Escupir a barlovento es la lección primera que ha de aprender todo grumete a la
hora de embarcarse, ya sea por mera aventura lúdica, ya sea por el solo deseo
de adentrarse en el mar tenebroso de las singladuras políticas. Escupir a
contraviento, esquivando tu propio salivazo devuelto por la galerna, es la
reválida que la universidad de la vida le hace pasar a todo aquel que lleva
cumplida relación de todas las cosas que nos duelen desde hace tiempo en los
cojones del alma.
¿Qué
nos quedará por ver y padecer en este circo de payasos que dan más miedo que
risa antes de que ejerzamos nuestro irrenunciable derecho al pataleo? Julián
Marías escribió en 1963 su “España posible en tiempos de Carlos III”,
reeditada en 1988 coincidiendo con el bicentenario de la muerte del “rey
alcalde”. En tal libro nos da noticia de interesantes documentos sobre lo que
le sucedió al todopoderoso y arrogante don Leopoldo de Gregorio, marqués de
Esquilache, quien en la primavera de 1766, cabreado el pueblo por la subida del
pan, fundamentalmente, y por la prohibición de usar las capas largas y los
sombreros de ala ancha, como causa más folclórica, tuvo que poner los pies en
polvorosa camino de Cartagena como medida precautoria para no perder el
pescuezo por retorcimiento, que así le llama el pueblo llano a lo que sostiene
la cabeza cuando el cabreo con sus gobernantes es muy grande.
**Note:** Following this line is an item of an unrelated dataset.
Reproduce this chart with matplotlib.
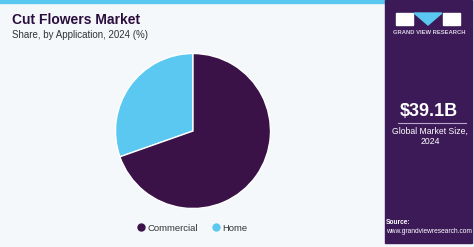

Valgan como botón
de muestra las jácaras que el pueblo de Madrid dedicó al marqués de Esquilache
en su huida:
“Algún tiempo mucho
fui, / ya cosa ninguna soy, / pues se cagará en mi hoy / quien temblara ayer de
mí. / Ruedo hoy, ayer subí, / hoy huir, ayer mandar, / más, puesto a
considerar, / justo mal se me señala / pues una cosa tan mala / en que había de
parar. […] / Más ¿por qué ha de tener tan triste fin? / Porque engordó
muy bien y era razón /le llegase también su San Martín”.
Trataré de localizar al “tío de los globos” y convencerlo para que otorgue sus premios a los peores, a ver si así acertamos de una puñetera vez.